[start of Stored records]

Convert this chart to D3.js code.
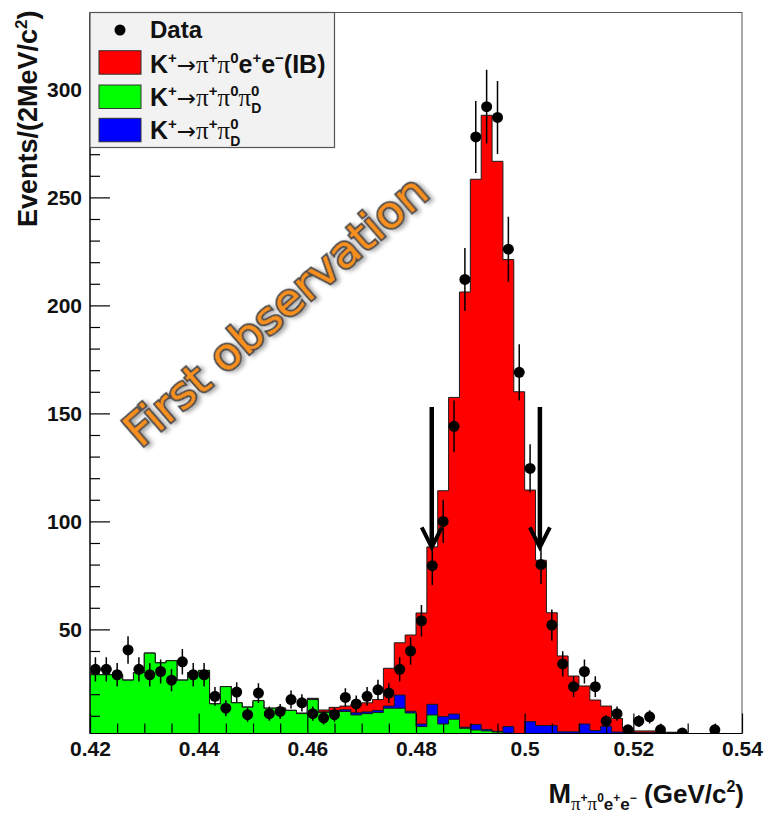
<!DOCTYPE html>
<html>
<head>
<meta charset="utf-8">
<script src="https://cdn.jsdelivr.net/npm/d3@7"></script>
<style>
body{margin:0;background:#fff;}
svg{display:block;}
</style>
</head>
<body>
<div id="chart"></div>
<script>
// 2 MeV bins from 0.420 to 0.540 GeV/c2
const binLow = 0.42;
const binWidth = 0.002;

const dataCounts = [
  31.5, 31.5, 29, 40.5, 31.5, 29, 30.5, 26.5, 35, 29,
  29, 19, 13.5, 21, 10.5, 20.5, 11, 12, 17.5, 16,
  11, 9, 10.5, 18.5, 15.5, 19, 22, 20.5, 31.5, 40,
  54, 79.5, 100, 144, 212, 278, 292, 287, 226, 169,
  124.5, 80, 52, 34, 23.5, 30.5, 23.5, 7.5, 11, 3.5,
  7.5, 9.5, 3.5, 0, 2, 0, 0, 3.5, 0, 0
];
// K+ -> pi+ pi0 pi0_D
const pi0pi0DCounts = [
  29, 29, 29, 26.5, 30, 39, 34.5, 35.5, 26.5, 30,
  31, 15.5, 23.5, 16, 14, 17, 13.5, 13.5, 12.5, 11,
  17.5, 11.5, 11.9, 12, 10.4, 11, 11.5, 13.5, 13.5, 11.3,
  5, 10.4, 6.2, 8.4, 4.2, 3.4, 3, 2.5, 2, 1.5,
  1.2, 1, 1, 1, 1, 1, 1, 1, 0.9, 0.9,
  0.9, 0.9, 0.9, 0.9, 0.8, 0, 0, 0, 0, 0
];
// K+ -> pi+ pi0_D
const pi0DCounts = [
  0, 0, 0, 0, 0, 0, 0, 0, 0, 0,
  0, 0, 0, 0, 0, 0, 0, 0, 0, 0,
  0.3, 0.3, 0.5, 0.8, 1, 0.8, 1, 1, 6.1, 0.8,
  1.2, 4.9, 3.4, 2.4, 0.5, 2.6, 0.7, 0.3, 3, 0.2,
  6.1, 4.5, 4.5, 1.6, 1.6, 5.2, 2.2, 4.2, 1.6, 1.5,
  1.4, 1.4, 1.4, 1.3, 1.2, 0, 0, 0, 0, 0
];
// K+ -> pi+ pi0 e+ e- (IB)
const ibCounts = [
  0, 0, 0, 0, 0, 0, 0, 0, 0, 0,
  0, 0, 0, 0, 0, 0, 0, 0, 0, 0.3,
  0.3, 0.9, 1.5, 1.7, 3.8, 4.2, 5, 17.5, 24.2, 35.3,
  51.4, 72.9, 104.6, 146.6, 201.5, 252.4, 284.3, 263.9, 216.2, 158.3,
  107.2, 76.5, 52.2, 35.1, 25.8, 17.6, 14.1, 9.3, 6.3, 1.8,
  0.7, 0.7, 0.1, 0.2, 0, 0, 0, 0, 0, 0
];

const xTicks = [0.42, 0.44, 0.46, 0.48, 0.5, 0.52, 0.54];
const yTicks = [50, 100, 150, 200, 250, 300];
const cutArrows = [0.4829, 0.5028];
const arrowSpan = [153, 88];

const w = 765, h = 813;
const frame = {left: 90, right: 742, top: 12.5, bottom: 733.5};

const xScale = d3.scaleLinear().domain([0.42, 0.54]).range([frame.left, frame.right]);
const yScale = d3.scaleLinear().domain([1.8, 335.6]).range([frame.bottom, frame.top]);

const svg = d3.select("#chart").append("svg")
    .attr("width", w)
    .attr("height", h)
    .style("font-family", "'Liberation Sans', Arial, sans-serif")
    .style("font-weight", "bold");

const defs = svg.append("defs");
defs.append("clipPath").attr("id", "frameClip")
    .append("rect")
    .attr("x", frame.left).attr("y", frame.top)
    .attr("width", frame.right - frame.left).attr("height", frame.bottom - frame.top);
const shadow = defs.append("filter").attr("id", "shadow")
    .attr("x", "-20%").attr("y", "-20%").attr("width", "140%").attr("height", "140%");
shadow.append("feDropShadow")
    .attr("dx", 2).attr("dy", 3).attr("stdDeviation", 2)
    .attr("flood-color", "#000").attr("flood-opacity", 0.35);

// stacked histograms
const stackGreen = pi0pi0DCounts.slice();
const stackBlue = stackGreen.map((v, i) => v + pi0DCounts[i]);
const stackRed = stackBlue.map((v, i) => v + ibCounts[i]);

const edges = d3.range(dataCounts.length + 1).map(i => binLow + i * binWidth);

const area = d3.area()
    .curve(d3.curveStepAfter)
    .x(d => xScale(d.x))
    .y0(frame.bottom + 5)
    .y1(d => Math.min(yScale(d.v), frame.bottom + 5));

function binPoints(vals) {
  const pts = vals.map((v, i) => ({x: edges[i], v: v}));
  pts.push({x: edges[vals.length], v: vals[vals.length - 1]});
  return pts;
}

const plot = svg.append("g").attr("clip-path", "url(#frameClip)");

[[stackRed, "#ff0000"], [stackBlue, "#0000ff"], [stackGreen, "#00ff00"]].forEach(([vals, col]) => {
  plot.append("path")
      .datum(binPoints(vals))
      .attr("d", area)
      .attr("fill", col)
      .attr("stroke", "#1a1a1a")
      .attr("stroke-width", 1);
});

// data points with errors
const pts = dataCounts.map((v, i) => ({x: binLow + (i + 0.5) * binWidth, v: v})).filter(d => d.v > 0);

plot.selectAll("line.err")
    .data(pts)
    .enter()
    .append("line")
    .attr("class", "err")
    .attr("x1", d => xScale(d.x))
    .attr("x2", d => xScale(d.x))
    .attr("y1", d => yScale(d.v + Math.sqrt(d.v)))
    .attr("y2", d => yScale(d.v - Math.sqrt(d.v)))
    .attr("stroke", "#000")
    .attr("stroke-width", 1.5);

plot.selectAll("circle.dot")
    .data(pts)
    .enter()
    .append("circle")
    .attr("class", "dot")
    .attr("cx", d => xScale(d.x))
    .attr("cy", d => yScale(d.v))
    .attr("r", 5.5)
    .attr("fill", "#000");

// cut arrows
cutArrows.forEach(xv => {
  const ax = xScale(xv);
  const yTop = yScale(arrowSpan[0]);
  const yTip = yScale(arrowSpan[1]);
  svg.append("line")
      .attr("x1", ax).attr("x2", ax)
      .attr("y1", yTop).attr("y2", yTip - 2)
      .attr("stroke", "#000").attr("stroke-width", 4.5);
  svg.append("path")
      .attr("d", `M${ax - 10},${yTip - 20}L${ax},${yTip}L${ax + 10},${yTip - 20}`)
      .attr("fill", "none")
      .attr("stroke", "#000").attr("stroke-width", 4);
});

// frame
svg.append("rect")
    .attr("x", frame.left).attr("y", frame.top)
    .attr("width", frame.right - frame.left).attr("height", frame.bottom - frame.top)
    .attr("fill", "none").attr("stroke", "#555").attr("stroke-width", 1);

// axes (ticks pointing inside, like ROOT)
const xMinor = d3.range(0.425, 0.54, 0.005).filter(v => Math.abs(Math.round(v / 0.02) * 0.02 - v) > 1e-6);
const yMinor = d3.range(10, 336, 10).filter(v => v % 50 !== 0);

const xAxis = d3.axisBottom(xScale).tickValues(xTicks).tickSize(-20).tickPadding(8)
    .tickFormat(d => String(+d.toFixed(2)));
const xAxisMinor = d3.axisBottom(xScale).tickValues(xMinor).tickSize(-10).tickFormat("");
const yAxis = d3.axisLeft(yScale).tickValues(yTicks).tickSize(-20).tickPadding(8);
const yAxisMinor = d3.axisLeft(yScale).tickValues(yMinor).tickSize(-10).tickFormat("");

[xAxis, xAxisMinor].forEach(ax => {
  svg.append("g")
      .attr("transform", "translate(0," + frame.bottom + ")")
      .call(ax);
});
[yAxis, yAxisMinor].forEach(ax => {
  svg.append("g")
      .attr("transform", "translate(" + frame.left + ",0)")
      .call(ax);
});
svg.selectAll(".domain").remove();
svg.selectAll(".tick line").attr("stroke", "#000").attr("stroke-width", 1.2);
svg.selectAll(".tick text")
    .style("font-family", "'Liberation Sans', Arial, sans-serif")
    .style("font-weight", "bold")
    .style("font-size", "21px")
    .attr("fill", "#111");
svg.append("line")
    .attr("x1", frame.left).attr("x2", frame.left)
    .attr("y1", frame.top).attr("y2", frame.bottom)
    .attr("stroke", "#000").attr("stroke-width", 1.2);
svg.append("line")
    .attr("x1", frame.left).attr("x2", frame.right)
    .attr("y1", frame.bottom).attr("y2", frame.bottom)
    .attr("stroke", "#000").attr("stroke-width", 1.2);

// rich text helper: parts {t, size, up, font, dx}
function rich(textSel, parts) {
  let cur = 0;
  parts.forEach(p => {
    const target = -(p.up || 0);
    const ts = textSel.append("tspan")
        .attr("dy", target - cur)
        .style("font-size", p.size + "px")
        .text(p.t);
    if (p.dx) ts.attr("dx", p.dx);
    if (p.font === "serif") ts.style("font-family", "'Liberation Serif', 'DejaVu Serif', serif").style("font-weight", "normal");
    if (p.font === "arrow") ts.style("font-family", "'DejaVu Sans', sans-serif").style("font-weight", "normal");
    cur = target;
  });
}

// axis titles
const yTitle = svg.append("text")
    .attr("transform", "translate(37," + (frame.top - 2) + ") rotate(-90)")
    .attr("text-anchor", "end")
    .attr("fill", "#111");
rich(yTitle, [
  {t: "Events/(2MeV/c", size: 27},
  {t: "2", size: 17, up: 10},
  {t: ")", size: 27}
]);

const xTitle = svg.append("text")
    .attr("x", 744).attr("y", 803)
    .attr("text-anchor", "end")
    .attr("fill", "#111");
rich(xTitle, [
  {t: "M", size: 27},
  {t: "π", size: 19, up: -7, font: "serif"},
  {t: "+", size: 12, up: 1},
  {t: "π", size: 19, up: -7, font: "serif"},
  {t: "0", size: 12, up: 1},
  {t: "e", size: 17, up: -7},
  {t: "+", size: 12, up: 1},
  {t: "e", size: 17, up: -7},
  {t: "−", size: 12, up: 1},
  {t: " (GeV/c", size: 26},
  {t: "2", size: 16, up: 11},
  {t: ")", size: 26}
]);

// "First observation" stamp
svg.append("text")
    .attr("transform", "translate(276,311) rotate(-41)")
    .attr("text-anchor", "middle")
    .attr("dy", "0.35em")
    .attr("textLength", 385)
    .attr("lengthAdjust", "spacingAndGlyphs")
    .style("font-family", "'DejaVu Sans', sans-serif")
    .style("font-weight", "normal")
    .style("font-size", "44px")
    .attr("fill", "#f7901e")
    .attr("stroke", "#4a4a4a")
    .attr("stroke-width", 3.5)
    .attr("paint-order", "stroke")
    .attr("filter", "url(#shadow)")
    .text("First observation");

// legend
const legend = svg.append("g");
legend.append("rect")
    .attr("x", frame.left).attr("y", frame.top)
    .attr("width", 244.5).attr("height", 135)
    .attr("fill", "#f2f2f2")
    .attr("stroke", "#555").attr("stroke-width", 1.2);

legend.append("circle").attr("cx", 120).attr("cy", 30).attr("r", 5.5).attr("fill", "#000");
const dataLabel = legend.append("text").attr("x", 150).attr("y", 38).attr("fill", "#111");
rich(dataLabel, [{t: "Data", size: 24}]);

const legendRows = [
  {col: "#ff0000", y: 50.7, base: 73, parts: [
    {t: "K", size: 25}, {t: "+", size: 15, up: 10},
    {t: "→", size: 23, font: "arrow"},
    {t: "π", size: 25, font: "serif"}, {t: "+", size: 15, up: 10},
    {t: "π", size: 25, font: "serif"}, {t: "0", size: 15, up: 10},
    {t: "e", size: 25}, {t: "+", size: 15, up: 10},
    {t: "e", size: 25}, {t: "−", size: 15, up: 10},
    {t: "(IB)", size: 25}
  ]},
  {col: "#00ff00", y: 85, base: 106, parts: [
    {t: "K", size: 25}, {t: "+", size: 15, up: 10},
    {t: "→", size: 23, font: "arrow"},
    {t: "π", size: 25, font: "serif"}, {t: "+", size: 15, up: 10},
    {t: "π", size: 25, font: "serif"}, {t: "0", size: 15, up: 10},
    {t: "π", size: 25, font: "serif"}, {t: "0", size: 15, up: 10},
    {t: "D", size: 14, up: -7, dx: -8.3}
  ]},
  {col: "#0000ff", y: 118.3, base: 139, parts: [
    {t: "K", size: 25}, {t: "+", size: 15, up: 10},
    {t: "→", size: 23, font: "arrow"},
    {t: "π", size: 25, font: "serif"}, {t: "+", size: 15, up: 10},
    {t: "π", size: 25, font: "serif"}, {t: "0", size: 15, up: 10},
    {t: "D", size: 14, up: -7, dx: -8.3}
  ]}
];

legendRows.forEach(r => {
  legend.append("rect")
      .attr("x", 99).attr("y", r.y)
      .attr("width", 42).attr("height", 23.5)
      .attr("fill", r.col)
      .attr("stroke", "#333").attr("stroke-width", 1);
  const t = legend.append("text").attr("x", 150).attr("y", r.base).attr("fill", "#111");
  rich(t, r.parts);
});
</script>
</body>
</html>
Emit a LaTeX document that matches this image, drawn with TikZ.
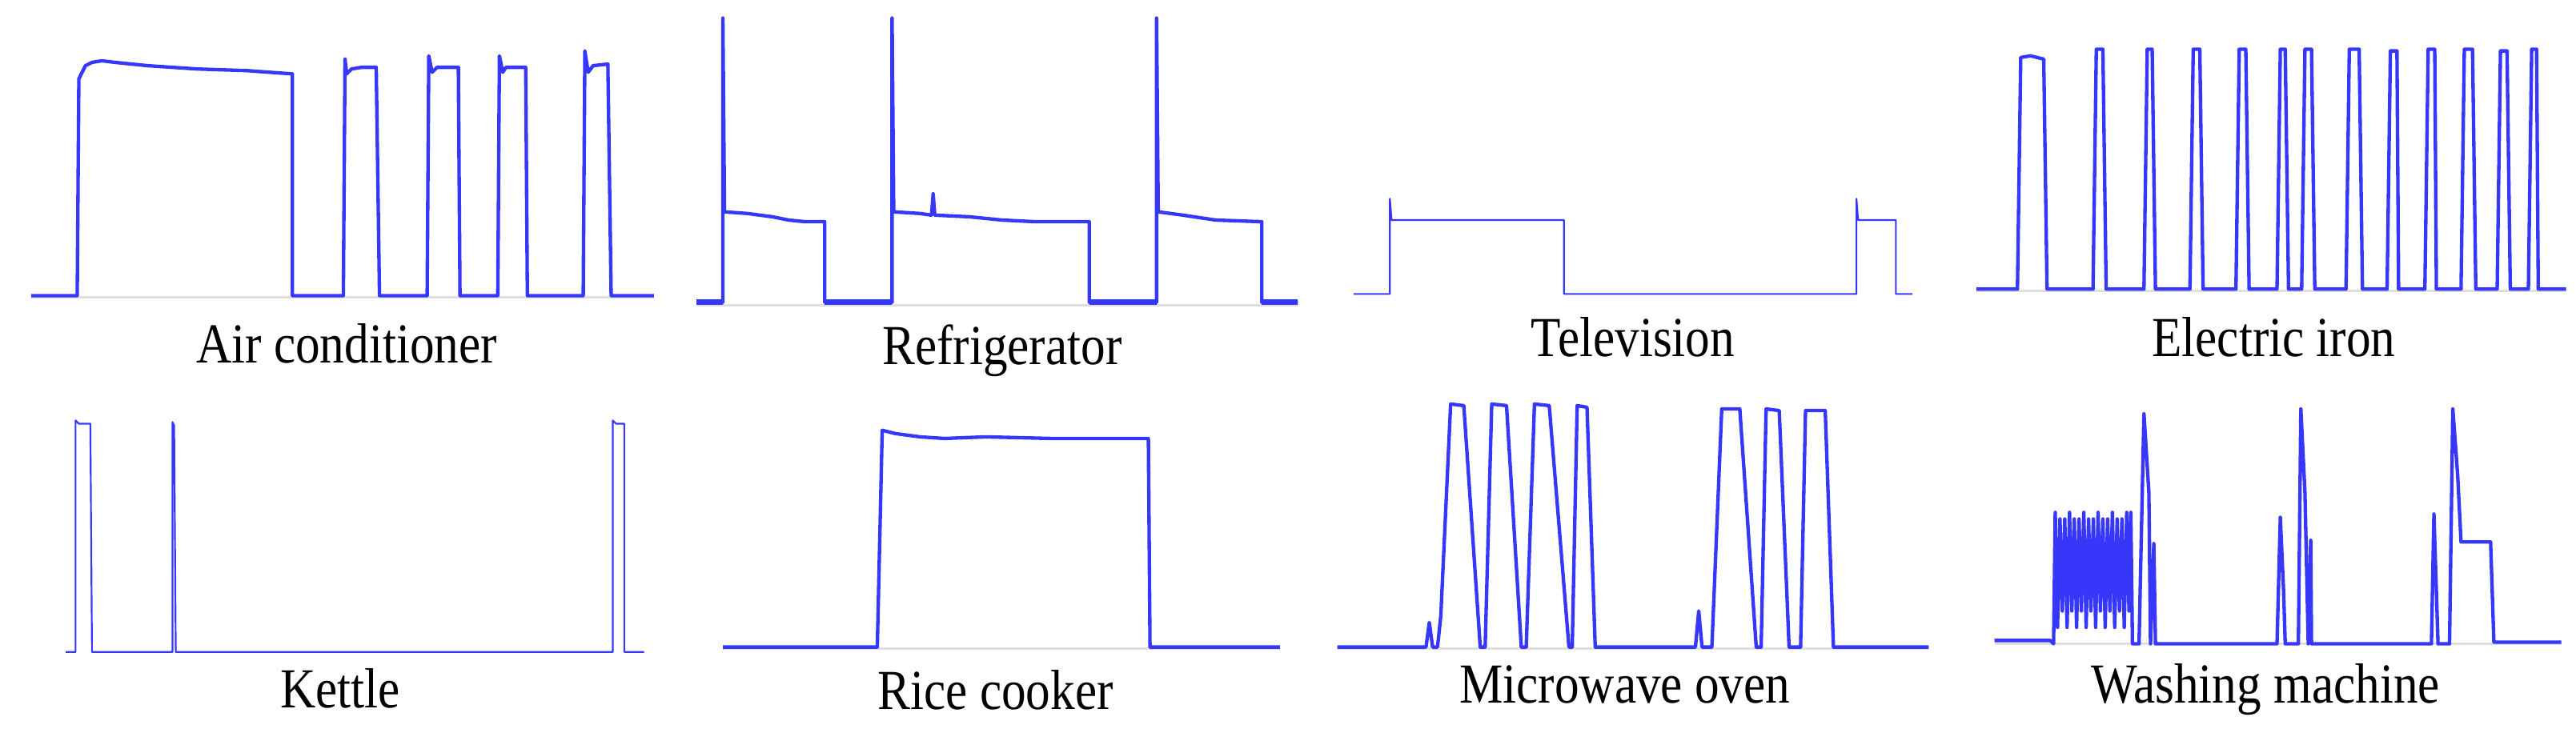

[end of Stored records]

What is asked> Your task is to repeat the opening line of the entries above and each line after it, ending with the line that has "const binWidth = 0.002;". Do not include the pictures.

Solved exercise>
Convert this chart to D3.js code.
<!DOCTYPE html>
<html>
<head>
<meta charset="utf-8">
<script src="https://cdn.jsdelivr.net/npm/d3@7"></script>
<style>
body{margin:0;background:#fff;}
svg{display:block;}
</style>
</head>
<body>
<div id="chart"></div>
<script>
// 2 MeV bins from 0.420 to 0.540 GeV/c2
const binLow = 0.42;
const binWidth = 0.002;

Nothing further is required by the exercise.